*Records shown:*
— START —

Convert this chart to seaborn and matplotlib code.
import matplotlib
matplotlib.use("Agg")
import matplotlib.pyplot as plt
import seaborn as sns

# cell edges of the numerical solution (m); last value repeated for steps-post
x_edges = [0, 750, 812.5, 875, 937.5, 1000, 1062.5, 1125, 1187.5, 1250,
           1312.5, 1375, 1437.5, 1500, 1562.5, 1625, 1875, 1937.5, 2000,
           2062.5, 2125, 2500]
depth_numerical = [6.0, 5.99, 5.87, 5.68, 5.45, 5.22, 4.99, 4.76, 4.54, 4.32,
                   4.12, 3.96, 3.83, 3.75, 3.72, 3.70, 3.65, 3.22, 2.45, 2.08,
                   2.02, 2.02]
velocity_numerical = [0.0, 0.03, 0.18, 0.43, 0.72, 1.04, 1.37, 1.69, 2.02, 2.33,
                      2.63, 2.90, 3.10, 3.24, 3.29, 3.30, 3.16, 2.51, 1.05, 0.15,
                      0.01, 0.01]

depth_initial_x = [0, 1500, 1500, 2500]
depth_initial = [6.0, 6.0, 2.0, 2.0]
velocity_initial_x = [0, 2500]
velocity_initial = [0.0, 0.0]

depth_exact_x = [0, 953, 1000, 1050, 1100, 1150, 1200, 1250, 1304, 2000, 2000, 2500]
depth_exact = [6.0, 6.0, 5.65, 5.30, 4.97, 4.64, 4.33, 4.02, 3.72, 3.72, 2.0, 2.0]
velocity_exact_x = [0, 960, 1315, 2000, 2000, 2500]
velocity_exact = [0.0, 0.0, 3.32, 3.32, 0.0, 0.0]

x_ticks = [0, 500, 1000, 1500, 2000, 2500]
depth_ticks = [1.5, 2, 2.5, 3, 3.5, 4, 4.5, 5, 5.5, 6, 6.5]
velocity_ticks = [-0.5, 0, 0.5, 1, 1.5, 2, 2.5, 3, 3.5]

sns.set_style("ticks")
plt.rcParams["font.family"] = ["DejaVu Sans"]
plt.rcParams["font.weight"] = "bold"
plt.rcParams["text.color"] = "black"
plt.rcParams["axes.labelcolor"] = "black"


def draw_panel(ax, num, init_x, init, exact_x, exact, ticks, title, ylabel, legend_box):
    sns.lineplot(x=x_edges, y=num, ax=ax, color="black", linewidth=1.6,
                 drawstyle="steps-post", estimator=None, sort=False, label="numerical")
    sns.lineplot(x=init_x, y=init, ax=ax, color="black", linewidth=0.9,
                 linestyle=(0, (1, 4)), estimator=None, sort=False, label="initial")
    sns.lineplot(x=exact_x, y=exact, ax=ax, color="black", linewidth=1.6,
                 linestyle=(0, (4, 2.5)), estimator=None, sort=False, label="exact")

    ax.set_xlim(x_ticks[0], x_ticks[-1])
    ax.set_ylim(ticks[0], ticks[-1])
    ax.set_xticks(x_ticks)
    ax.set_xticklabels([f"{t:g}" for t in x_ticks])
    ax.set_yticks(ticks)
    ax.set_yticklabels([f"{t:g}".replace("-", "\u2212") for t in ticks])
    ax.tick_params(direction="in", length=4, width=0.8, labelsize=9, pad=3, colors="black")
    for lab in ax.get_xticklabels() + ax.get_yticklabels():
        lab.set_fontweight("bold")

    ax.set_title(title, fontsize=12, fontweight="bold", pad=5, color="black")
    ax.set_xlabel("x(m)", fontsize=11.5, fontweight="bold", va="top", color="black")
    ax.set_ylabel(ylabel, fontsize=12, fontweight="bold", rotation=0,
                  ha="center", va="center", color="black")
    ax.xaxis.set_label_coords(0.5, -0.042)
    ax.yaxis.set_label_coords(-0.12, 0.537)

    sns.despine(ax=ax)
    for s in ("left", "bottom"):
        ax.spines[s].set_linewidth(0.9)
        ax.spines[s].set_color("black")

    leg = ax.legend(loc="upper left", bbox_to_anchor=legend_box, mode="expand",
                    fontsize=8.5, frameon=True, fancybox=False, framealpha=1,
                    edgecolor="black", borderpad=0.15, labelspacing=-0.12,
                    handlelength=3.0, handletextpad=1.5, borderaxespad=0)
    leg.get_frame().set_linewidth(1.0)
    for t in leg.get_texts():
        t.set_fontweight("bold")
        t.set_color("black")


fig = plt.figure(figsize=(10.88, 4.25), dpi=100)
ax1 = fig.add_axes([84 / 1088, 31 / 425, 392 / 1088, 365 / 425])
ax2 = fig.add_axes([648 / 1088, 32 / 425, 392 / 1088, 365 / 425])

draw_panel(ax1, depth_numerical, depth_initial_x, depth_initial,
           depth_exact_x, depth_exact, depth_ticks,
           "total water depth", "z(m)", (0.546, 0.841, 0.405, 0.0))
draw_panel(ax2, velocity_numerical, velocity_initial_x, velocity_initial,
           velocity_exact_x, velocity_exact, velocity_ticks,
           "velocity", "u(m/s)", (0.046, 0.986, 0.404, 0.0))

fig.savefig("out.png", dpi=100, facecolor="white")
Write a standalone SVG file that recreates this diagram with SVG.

— END —

*Set exercise:* Print, please, the lines above from the very first through the one that holds "import seaborn as sns", both included, word for word and with nothing else.

*Result of the task:*
Convert this chart to seaborn and matplotlib code.
import matplotlib
matplotlib.use("Agg")
import matplotlib.pyplot as plt
import seaborn as sns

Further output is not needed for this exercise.